▶ **Data supplied**

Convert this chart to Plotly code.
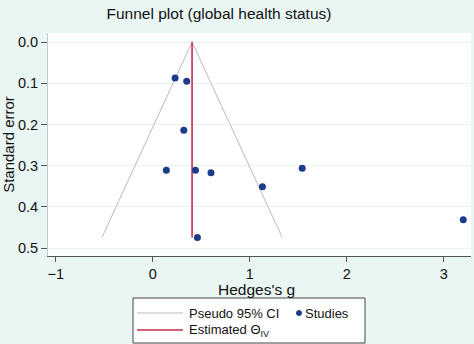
import plotly.graph_objects as go

# Study effect sizes (Hedges's g) and their standard errors
hedges_g = [0.23, 0.35, 0.32, 0.14, 0.44, 0.60, 0.46, 1.13, 1.54, 3.20]
std_err = [0.087, 0.095, 0.214, 0.311, 0.311, 0.317, 0.474, 0.351, 0.306, 0.431]

# Pooled (inverse-variance) estimate
theta_iv = 0.405

x_ticks = [-1, 0, 1, 2, 3]
y_ticks = [0.0, 0.1, 0.2, 0.3, 0.4, 0.5]

legend_labels = ["Pseudo 95% CI", "Studies", "Estimated Θ<sub>IV</sub>"]

se_max = max(std_err)
z = 1.96

BG = "#eaf6f3"
FONT = "Liberation Sans, Arial, sans-serif"
CI_COLOR = "#b9bcbc"
EST_COLOR = "#cc2a4a"
DOT_COLOR = "#1b3c8c"

W, H = 474, 344
ML, MR, MT, MB = 48, 3, 33, 88
PW, PH = W - ML - MR, H - MT - MB


def px(x):
    """Pixel column -> paper x."""
    return (x - ML) / PW


def py(y):
    """Pixel row -> paper y."""
    return (H - MB - y) / PH


fig = go.Figure()

# Pseudo 95% confidence limits (both sides in one trace)
fig.add_trace(go.Scatter(
    x=[theta_iv, theta_iv - z * se_max, None, theta_iv, theta_iv + z * se_max],
    y=[0, se_max, None, 0, se_max],
    mode="lines",
    line=dict(color=CI_COLOR, width=1),
    name=legend_labels[0],
    showlegend=False,
))

# Vertical line at the pooled estimate
fig.add_trace(go.Scatter(
    x=[theta_iv, theta_iv],
    y=[0, se_max],
    mode="lines",
    line=dict(color=EST_COLOR, width=1.6),
    name=legend_labels[2],
    showlegend=False,
))

# Individual studies
fig.add_trace(go.Scatter(
    x=hedges_g,
    y=std_err,
    mode="markers",
    marker=dict(color=DOT_COLOR, size=7),
    name=legend_labels[1],
    showlegend=False,
))

# Legend box drawn below the plot area
shapes = [
    dict(type="rect", xref="paper", yref="paper",
         x0=px(133), x1=px(365), y0=py(298), y1=py(343),
         line=dict(color="#444444", width=1), fillcolor="white", layer="above"),
    dict(type="line", xref="paper", yref="paper",
         x0=px(137), x1=px(183), y0=py(313), y1=py(313),
         line=dict(color=CI_COLOR, width=1.2)),
    dict(type="line", xref="paper", yref="paper",
         x0=px(137), x1=px(183), y0=py(330), y1=py(330),
         line=dict(color=EST_COLOR, width=1.6)),
    dict(type="circle", xref="paper", yref="paper",
         x0=px(296.5), x1=px(301.5), y0=py(310.5), y1=py(315.5),
         line=dict(color=DOT_COLOR, width=1), fillcolor=DOT_COLOR),
]

annotations = [
    dict(text=legend_labels[0], x=px(187), y=py(313)),
    dict(text=legend_labels[1], x=px(303), y=py(313)),
    dict(text=legend_labels[2], x=px(187), y=py(330)),
]
annotations = [
    dict(a, xref="paper", yref="paper", xanchor="left", yanchor="middle",
         showarrow=False, font=dict(size=13, color="#111111", family=FONT))
    for a in annotations
]

# x-axis title
annotations.append(dict(
    text="Hedges's g", xref="paper", yref="paper",
    x=px(256), y=py(289), xanchor="center", yanchor="middle",
    showarrow=False, font=dict(size=15.5, color="#111111", family=FONT),
))

fig.update_layout(
    width=W,
    height=H,
    margin=dict(l=ML, r=MR, t=MT, b=MB),
    paper_bgcolor=BG,
    plot_bgcolor="white",
    font=dict(family=FONT, size=14, color="#111111"),
    showlegend=False,
    title=dict(
        text="Funnel plot (global health status)",
        x=0.462, xanchor="center",
        y=1 - 14 / H, yanchor="middle",
        font=dict(size=15.5, color="#111111"),
    ),
    xaxis=dict(
        range=[-1.08, 3.28],
        tickvals=x_ticks,
        ticktext=[str(v).replace("-", "\u2212") for v in x_ticks],
        ticks="outside", ticklen=5, tickcolor="#555555",
        showline=True, linecolor="#555555", linewidth=1,
        showgrid=False, zeroline=False,
        tickfont=dict(size=14.5),
    ),
    yaxis=dict(
        range=[0.519, -0.022],
        tickvals=y_ticks,
        tickformat=".1f",
        ticks="outside", ticklen=6, tickcolor="#555555",
        showline=True, linecolor="#c4cccb", linewidth=1,
        showgrid=True, gridcolor="#e9f4f1", gridwidth=1,
        zeroline=False,
        title=dict(text="Standard error", standoff=3, font=dict(size=15)),
        tickfont=dict(size=14.5),
    ),
    shapes=shapes,
    annotations=annotations,
)

fig.write_html("out.html")
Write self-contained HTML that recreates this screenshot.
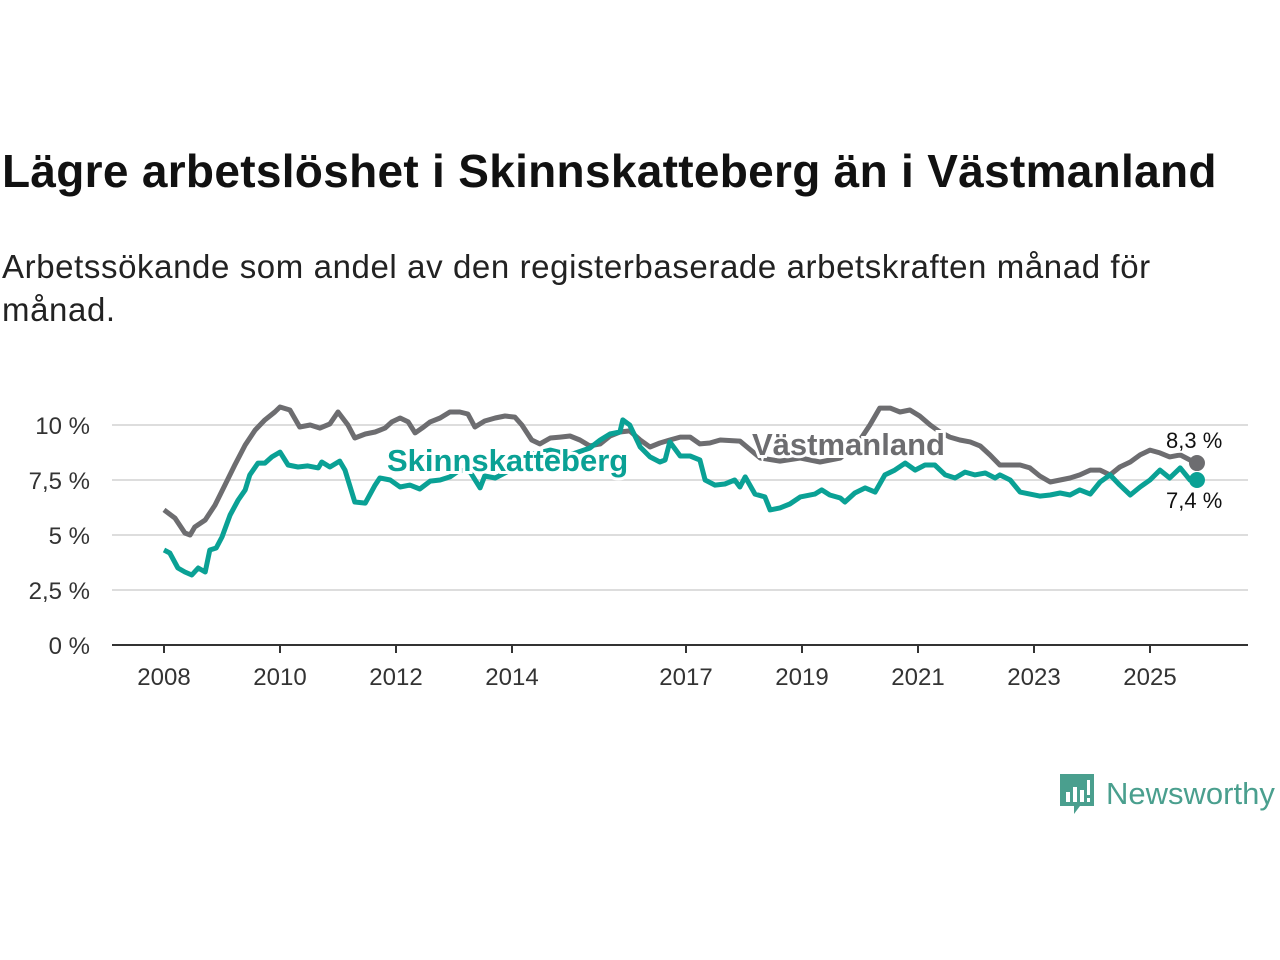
<!DOCTYPE html>
<html><head><meta charset="utf-8"><style>
body{margin:0;width:1280px;height:960px;background:#fff;font-family:"Liberation Sans",sans-serif;color:#111;position:relative;overflow:hidden}
h1{position:absolute;left:2px;top:144px;margin:0;font-size:46px;font-weight:bold;letter-spacing:0.3px;white-space:nowrap}
.sub{position:absolute;left:2px;top:245px;font-size:33px;letter-spacing:0.6px;line-height:43px;width:1200px;color:#222}
svg{position:absolute;left:0;top:0}
</style></head><body>
<h1>Lägre arbetslöshet i Skinnskatteberg än i Västmanland</h1>
<div class="sub">Arbetssökande som andel av den registerbaserade arbetskraften månad för månad.</div>
<svg id="chart" width="1280" height="960"></svg>
<div style="position:absolute;left:1060px;top:772px;display:flex;align-items:center">
<svg width="34" height="44" style="position:static"><path d="M0 2h34v32H20l-6 8v-8H0z" fill="#4a9f8e"/><rect x="6" y="20" width="4" height="10" fill="#fff"/><rect x="13" y="15" width="4" height="15" fill="#fff"/><rect x="20" y="18" width="4" height="12" fill="#fff"/><rect x="27" y="8" width="3" height="15" fill="#fff"/><rect x="27" y="26" width="3" height="4" fill="#fff"/></svg>
<span style="font-size:31px;color:#4a9f8e;margin-left:12px">Newsworthy</span></div>
<script>
const years=[2008,2010,2012,2014,2017,2019,2021,2023,2025];
const yTicks=[0,2.5,5,7.5,10];
const yTickLabels=["0 %","2,5 %","5 %","7,5 %","10 %"];
const vastDates=[2008.00,2008.19,2008.36,2008.45,2008.53,2008.71,2008.88,2009.05,2009.22,2009.40,2009.57,2009.74,2009.91,2010.00,2010.17,2010.34,2010.52,2010.69,2010.86,2011.00,2011.17,2011.29,2011.47,2011.64,2011.81,2011.93,2012.07,2012.21,2012.33,2012.45,2012.59,2012.76,2012.93,2013.10,2013.24,2013.36,2013.53,2013.71,2013.88,2014.05,2014.17,2014.34,2014.48,2014.66,2014.83,2015.00,2015.17,2015.34,2015.52,2015.69,2015.86,2016.03,2016.21,2016.38,2016.55,2016.72,2016.90,2017.07,2017.24,2017.41,2017.59,2017.93,2018.28,2018.62,2018.97,2019.31,2019.66,2020.00,2020.17,2020.34,2020.52,2020.69,2020.86,2021.03,2021.21,2021.38,2021.55,2021.72,2021.90,2022.07,2022.24,2022.41,2022.76,2022.93,2023.10,2023.28,2023.45,2023.62,2023.79,2023.97,2024.14,2024.31,2024.48,2024.66,2024.83,2025.00,2025.17,2025.34,2025.52,2025.69,2025.81];
const vastValues=[6.14,5.77,5.09,5.00,5.36,5.68,6.36,7.27,8.18,9.09,9.77,10.23,10.59,10.82,10.68,9.91,10.00,9.86,10.05,10.59,10.00,9.41,9.59,9.68,9.86,10.14,10.32,10.14,9.64,9.86,10.14,10.32,10.59,10.59,10.50,9.91,10.18,10.32,10.41,10.36,10.00,9.32,9.14,9.41,9.45,9.50,9.32,9.05,9.14,9.50,9.68,9.73,9.32,9.00,9.18,9.32,9.45,9.45,9.14,9.18,9.32,9.27,8.50,8.36,8.50,8.32,8.50,9.32,10.00,10.77,10.77,10.59,10.68,10.41,10.00,9.68,9.45,9.32,9.23,9.05,8.64,8.18,8.18,8.05,7.68,7.41,7.50,7.59,7.73,7.95,7.95,7.73,8.09,8.32,8.64,8.86,8.73,8.55,8.64,8.41,8.27];
const skinDates=[2008.00,2008.10,2008.24,2008.36,2008.48,2008.59,2008.71,2008.79,2008.90,2009.00,2009.14,2009.28,2009.40,2009.48,2009.62,2009.74,2009.86,2010.00,2010.14,2010.31,2010.48,2010.66,2010.72,2010.86,2011.03,2011.12,2011.29,2011.47,2011.64,2011.72,2011.90,2012.07,2012.24,2012.41,2012.59,2012.76,2012.93,2013.10,2013.28,2013.45,2013.53,2013.71,2013.97,2014.31,2014.66,2015.00,2015.34,2015.52,2015.69,2015.86,2015.91,2016.03,2016.21,2016.38,2016.55,2016.64,2016.72,2016.90,2017.07,2017.24,2017.33,2017.50,2017.67,2017.84,2017.93,2018.02,2018.19,2018.36,2018.45,2018.62,2018.79,2018.97,2019.22,2019.34,2019.48,2019.66,2019.74,2019.91,2020.09,2020.26,2020.43,2020.60,2020.78,2020.95,2021.12,2021.29,2021.47,2021.64,2021.81,2021.98,2022.16,2022.33,2022.41,2022.59,2022.76,2022.93,2023.10,2023.28,2023.45,2023.62,2023.79,2023.97,2024.14,2024.31,2024.48,2024.66,2024.83,2025.00,2025.17,2025.34,2025.52,2025.69,2025.81];
const skinValues=[4.32,4.18,3.50,3.32,3.18,3.50,3.32,4.32,4.41,4.91,5.91,6.59,7.05,7.73,8.27,8.27,8.55,8.77,8.18,8.09,8.14,8.05,8.32,8.09,8.36,7.95,6.50,6.45,7.27,7.59,7.50,7.18,7.27,7.09,7.45,7.50,7.64,7.95,7.86,7.14,7.68,7.59,7.95,8.64,8.86,8.64,8.95,9.32,9.59,9.68,10.23,10.00,9.00,8.55,8.32,8.41,9.23,8.59,8.59,8.41,7.50,7.27,7.32,7.50,7.18,7.64,6.86,6.73,6.14,6.23,6.41,6.73,6.86,7.05,6.82,6.68,6.50,6.91,7.14,6.95,7.73,7.95,8.27,7.95,8.18,8.18,7.73,7.59,7.86,7.73,7.82,7.59,7.73,7.50,6.95,6.86,6.77,6.82,6.91,6.82,7.05,6.86,7.41,7.73,7.27,6.82,7.18,7.50,7.95,7.59,8.05,7.50,7.50];
const NS="http://www.w3.org/2000/svg";
const svg=document.getElementById('chart');
const X=t=>164+(t-2008)*58;
const Y=v=>645-v*22;
function el(tag,attrs,parent){const e=document.createElementNS(NS,tag);for(const k in attrs)e.setAttribute(k,attrs[k]);(parent||svg).appendChild(e);return e;}
yTicks.forEach((v,i)=>{
  if(v>0){const g=el('line',{x1:112,x2:1248,y1:Y(v),y2:Y(v),stroke:'#ddd','stroke-width':2});
  
  }
  const t=el('text',{x:90,y:Y(v)+9,'text-anchor':'end','font-size':24,fill:'#333','font-family':'Liberation Sans, sans-serif'});
  t.textContent=yTickLabels[i];
  
  
});
const ax=el('line',{x1:112,x2:1248,y1:645,y2:645,stroke:'#333','stroke-width':2});


years.forEach(yr=>{
  const tk=el('line',{x1:X(yr),x2:X(yr),y1:645,y2:653,stroke:'#333','stroke-width':2});
  
  
  const t=el('text',{x:X(yr),y:685,'text-anchor':'middle','font-size':24,fill:'#333','font-family':'Liberation Sans, sans-serif'});
  t.textContent=yr;
  
  
});
function line(d,v,color,name){
  const p=el('path',{d:d.map((t,i)=>(i?'L':'M')+X(t).toFixed(1)+' '+Y(v[i]).toFixed(1)).join(''),fill:'none',stroke:color,'stroke-width':5,'stroke-linejoin':'round'});
  
  
  const c=el('circle',{cx:X(d[d.length-1]),cy:Y(v[v.length-1]),r:8,fill:color});
  
  
}
line(vastDates,vastValues,'#6d6d70','vastmanland-line');
line(skinDates,skinValues,'#0aa195','skinnskatteberg-line');
function label(x,y,txt,color,name,size,bold){
  const t=el('text',{x:x,y:y,'font-size':size,'font-weight':bold?'bold':'normal',fill:color,stroke:'#fff','stroke-width':bold?6:4,'paint-order':'stroke','font-family':'Liberation Sans, sans-serif'});
  t.textContent=txt;
  
  
}
label(387,471,'Skinnskatteberg','#0aa195','skinnskatteberg-label',31,true);
label(752,455,'Västmanland','#6d6d70','vastmanland-label',31,true);
label(1166,448,'8,3 %','#111','vastmanland-end-value',22,false);
label(1166,508,'7,4 %','#111','skinnskatteberg-end-value',22,false);
</script>
</body></html>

▶ **Exercise**
Each line above that holds the string "chart" should be copied and shown.

▶ **Solution to this exercise**
Convert this chart to Plotly code.
<svg id="chart" width="1280" height="960"></svg>
const svg=document.getElementById('chart');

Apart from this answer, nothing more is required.